Marc Lamont Hill keeps job after call to ‘free Palestine from river to sea’
Temple University board ‘disappointed’ with the comments he made in a private capacity, but says he is entitled to free speech protection
Marc Lamont Hill, a political commentator who was fired by CNN after a video surfaced of him calling for “a free Palestine from the river to the sea” will not lose his teaching position, Temple University said.
The Philadelphia school’s board of trustees stated their “disappointment, displeasure, and disagreement with Professor Hill’s comments” made late last month during an event at the United Nations for the International Day of Solidarity with the Palestinian People.
Hill, a professor of media studies and urban education, as well as host of the syndicated television show “Our World with Black Enterprise,” later apologized for using a phrase associated with Palestinian extremists, that many saw as a call denying the right of Israel to exist.
A Temple statement Tuesday saying Hill would stay on at the university cited the Constitution.
“In giving this speech outside of his role as a teacher and researcher at Temple, Professor Hill was not speaking on behalf of or representing the University,” the statement said.
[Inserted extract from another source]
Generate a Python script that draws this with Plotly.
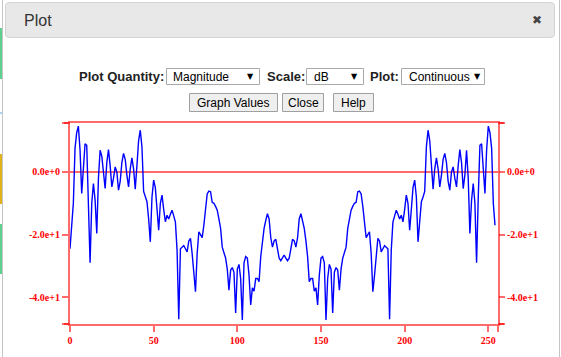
import plotly.graph_objects as go

# ---------------- data ----------------
bins = list(range(256))
magnitude_db = [
    -24.5, -17, -10, 7.5, 12.5, 14.6, 7, -6.9, 2, 9,
    8.5, -8, -29, -10, -3.7, -9, -19.6, -2, 6.9, 5,
    -1, -5.3, 3, 7.1, 2, -4.8, -2, 1.6, 0, -5.8,
    -3, 3, 5.9, 4, -1, -4.8, 1, 4.5, 1, -5.5,
    2, 10, 13.3, 8, -6.2, -8, -9.5, -15, -22.3, -8,
    -2.6, -5, -12, -18.6, -10, -7.4, -12, -15.9, -13.8, -15,
    -13.5, -12.2, -14, -16, -25, -47, -24.5, -24, -23.5, -24.5,
    -25.5, -22, -21.2, -26, -33, -38.2, -26, -19.1, -20, -21,
    -17, -11, -7, -6.1, -6.3, -9.7, -10, -11, -12.2, -15,
    -18, -24, -25.5, -27.5, -31, -37.7, -31.3, -30.5, -32, -45,
    -31, -29.5, -34, -47.2, -29, -27, -27.5, -33, -42.4, -37,
    -38, -34, -34, -35, -27, -22, -18, -15.5, -13.3, -15,
    -21, -24, -22, -21.5, -25, -27.5, -28.3, -27.5, -26.5,
    # k = 129 .. 255
    -27.5, -28.3, -27.5, -25, -21.5, -22, -24, -21, -15, -13.3,
    -15.5, -18, -22, -27, -35, -34, -34, -38, -37, -42.4,
    -33, -27.5, -27, -29, -47.2, -34, -29.5, -31, -45, -32,
    -30.5, -31.3, -37.7, -31, -27.5, -25.5, -24, -18, -15, -12.2,
    -11, -10, -9.7, -6.3, -6.1, -7, -11, -17, -21, -20,
    -19.1, -26, -38.2, -33, -26, -21.2, -22, -25.5, -24.5, -23.5,
    -24, -24.5, -47, -25, -16, -14, -12.2, -13.5, -15, -13.8,
    -15.9, -12, -7.4, -10, -18.6, -12, -5, -2.6, -8, -22.3,
    -15, -9.5, -8, -6.2, 8, 13.3, 10, 2, -5.5, 1,
    4.5, 1, -4.8, -1, 4, 5.9, 3, -3, -5.8, 0,
    1.6, -2, -4.8, 2, 7.1, 3, -5.3, -1, 6.9, -2,
    -19.6, -9, -3.7, -10, -29, -8, 8.5, 9, 2, -6.9,
    7, 14.6, 12.5, 7.5, -10, -17,
]

x_ticks = [0, 50, 100, 150, 200, 250]
x_ticklabels = ["0", "50", "100", "150", "200", "250"]
y_ticks = [-48.5, -40, -20, 0, 15.6]
y_ticklabels = ["", "-4.0e+1", "-2.0e+1", "0.0e+0", ""]
x_range = [0, 255.8]
y_range = [-48.5, 15.6]

# ---------------- geometry ----------------
W, H = 561, 357
ML, MR, MT, MB = 70, 63, 123, 33
PW, PH = W - ML - MR, H - MT - MB


def xp(px):
    return (px - ML) / PW


def yp(py):
    return (H - MB - py) / PH


AX_RED = "rgba(255,0,0,0.58)"
TXT_RED = "#ff0000"

fig = go.Figure()
fig.add_trace(go.Scatter(x=bins, y=magnitude_db, mode="lines",
                         line=dict(color="#0000ff", width=1.4),
                         hoverinfo="skip", showlegend=False))
fig.add_trace(go.Scatter(x=bins, y=magnitude_db, mode="lines", yaxis="y2",
                         line=dict(color="rgba(0,0,0,0)", width=0),
                         hoverinfo="skip", showlegend=False))

tickfont = dict(family="Liberation Serif, Times New Roman, serif", size=10, color=TXT_RED, weight="bold")

fig.update_layout(
    width=W, height=H, autosize=False,
    margin=dict(l=ML, r=MR, t=MT, b=MB, pad=0),
    paper_bgcolor="white", plot_bgcolor="white",
    xaxis=dict(range=x_range, tickvals=x_ticks + [255.8], ticktext=x_ticklabels + [""],
               ticks="outside", ticklen=6, tickwidth=2, tickcolor=AX_RED,
               showline=True, linecolor=AX_RED, linewidth=2, mirror=True,
               showgrid=False, zeroline=False, tickfont=tickfont, fixedrange=True),
    yaxis=dict(range=y_range, tickvals=y_ticks, ticktext=y_ticklabels,
               ticks="outside", ticklen=6, tickwidth=2, tickcolor=AX_RED,
               showline=True, linecolor=AX_RED, linewidth=2, mirror=True,
               showgrid=False, zeroline=True, zerolinecolor=AX_RED, zerolinewidth=2,
               tickfont=tickfont, fixedrange=True),
    yaxis2=dict(range=y_range, tickvals=y_ticks, ticktext=y_ticklabels,
                overlaying="y", side="right",
                ticks="outside", ticklen=6, tickwidth=2, tickcolor=AX_RED,
                showline=False, showgrid=False, zeroline=False,
                tickfont=tickfont, fixedrange=True),
)

shapes = []
annots = []


def rect(x0, y0, x1, y1, fill, line, lw=1):
    shapes.append(dict(type="rect", xref="paper", yref="paper",
                       x0=xp(x0), x1=xp(x1), y0=yp(y1), y1=yp(y0),
                       fillcolor=fill, line=dict(color=line, width=lw), layer="above"))


def text(x, y, s, size=13, bold=False, color="#000", anchor="left", family="Liberation Sans, Arial, DejaVu Sans"):
    annots.append(dict(xref="paper", yref="paper", x=xp(x), y=yp(y), text=s,
                       showarrow=False, xanchor=anchor, yanchor="middle",
                       font=dict(family=family, size=size, color=color,
                                 weight="bold" if bold else "normal")))


# page edges behind dialog
shapes.append(dict(type="line", xref="paper", yref="paper", x0=xp(2.5), x1=xp(2.5), y0=yp(0), y1=yp(357),
                   line=dict(color="#c4c4c4", width=1)))
shapes.append(dict(type="line", xref="paper", yref="paper", x0=xp(559.5), x1=xp(559.5), y0=yp(0), y1=yp(357),
                   line=dict(color="#c4c4c4", width=1)))
rect(0, 28, 2, 79, "#5fd08f", "rgba(0,0,0,0)", 0)
rect(0, 154, 2, 204, "#e0b21c", "rgba(0,0,0,0)", 0)
rect(0, 224, 2, 274, "#5fd08f", "rgba(0,0,0,0)", 0)
rect(0, 112.5, 2, 113.5, "#4aa8e0", "rgba(0,0,0,0)", 0)

# title bar
shapes.append(dict(type="path", xref="paper", yref="paper",
                   path=(f"M {xp(9)},{yp(2.5)} L {xp(551)},{yp(2.5)} Q {xp(554.5)},{yp(2.5)} {xp(554.5)},{yp(6)} "
                         f"L {xp(554.5)},{yp(34)} Q {xp(554.5)},{yp(37.5)} {xp(551)},{yp(37.5)} "
                         f"L {xp(9)},{yp(37.5)} Q {xp(5.5)},{yp(37.5)} {xp(5.5)},{yp(34)} "
                         f"L {xp(5.5)},{yp(6)} Q {xp(5.5)},{yp(2.5)} {xp(9)},{yp(2.5)} Z"),
                   fillcolor="#e8e8e8", line=dict(color="#d3d3d3", width=1), layer="above"))
text(22, 20, "Plot", size=16, color="#333333")
text(537, 20, "✖", size=12, color="#444444", anchor="center", family="DejaVu Sans")

# control row 1
text(77, 76, "Plot Quantity:", size=13, bold=True, color="#222")
rect(166.5, 68.5, 259.5, 84.5, "#ffffff", "#a9a9a9")
text(171, 76.5, "Magnitude", size=12, color="#000")
text(250, 76.5, "▼", size=8, color="#000", anchor="center", family="DejaVu Sans")

text(265, 76, "Scale:", size=13, bold=True, color="#222")
rect(306.5, 68.5, 363.5, 84.5, "#ffffff", "#a9a9a9")
text(311.5, 76.5, "dB", size=12, color="#000")
text(354.5, 76.5, "▼", size=8, color="#000", anchor="center", family="DejaVu Sans")

text(368, 76, "Plot:", size=13, bold=True, color="#222")
rect(401.5, 68.5, 484.5, 84.5, "#ffffff", "#a9a9a9")
text(406.5, 76.5, "Continuous", size=12, color="#000")
text(477, 76.5, "▼", size=8, color="#000", anchor="center", family="DejaVu Sans")

# control row 2 (buttons)
rect(189.5, 93.5, 277.5, 111.5, "#efefef", "#a0a0a0")
text(233.5, 102.5, "Graph Values", size=12, color="#000", anchor="center")
rect(282.5, 93.5, 323.5, 111.5, "#efefef", "#a0a0a0")
text(303, 102.5, "Close", size=12, color="#000", anchor="center")
rect(333.5, 93.5, 373.5, 111.5, "#efefef", "#a0a0a0")
text(353.5, 102.5, "Help", size=12, color="#000", anchor="center")

# axis line extensions (top & bottom frame lines overhang by a tick length)
for py in (123, 324):
    for (a, b) in ((64, 70), (498, 504)):
        shapes.append(dict(type="line", xref="paper", yref="paper", x0=xp(a), x1=xp(b), y0=yp(py), y1=yp(py),
                           line=dict(color=AX_RED, width=2)))

fig.update_layout(shapes=shapes, annotations=annots)
fig.write_html("out.html")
“We recognize that Professor Hill’s comments are his own, that his speech as a private individual is entitled to the same Constitutional protection of any other citizen, and that he has through subsequent statements expressly rejected anti-Semitism and anti-Semitic violence.”
In an op-ed published in Hill’s hometown newspaper, the Philadephia Inquirer, he wrote: “Critics of this phrase have suggested that I was calling for violence against Jewish people. In all honesty, I was stunned, and saddened, that this was the response.”
“Palestine from the river to the sea” was a slogan of the Palestine Liberation Organization beginning with its founding in 1964, claiming a Palestinian state between the Jordan River and the Mediterranean Sea and rejecting control by Israel of any land in the region, including areas controlled by Israel prior to 1967. It later became a popular political slogan used by Palestinians who reject compromise with Israel, including the terror group Hamas, which calls for the destruction of Israel.
Hill said in his op-ed that he was calling for justice in the area from the Jordan River to the Mediterranean Sea, in the form of a single bi-national democratic state that encompasses Israel, the West Bank, and Gaza.
“Throughout my speech, I spoke explicitly about the need for Israeli political reform, specifically as it pertains to Arab citizens of Israel. I also called for a redrawing of borders to the pre-1967 lines, as well as a greater attention to human rights for those living in the West Bank and Gaza. At the time, I believed that these demands made in the speech sufficiently reflected my belief in radical change within Israel, not a desire for its destruction,” he wrote. “Clearly, they did not.”
“I take seriously the voices of so many Jewish brothers and sisters, who have interpreted my remarks as a call to or endorsement of violence. Rather than hearing a political solution, many heard a dog-whistle that conjured a long and deep history of violence against Jewish people. Although this was the furthest thing from my intent, those particular words clearly caused confusion, anger, fear, and other forms of harm. For that, I am deeply sorry,” he wrote.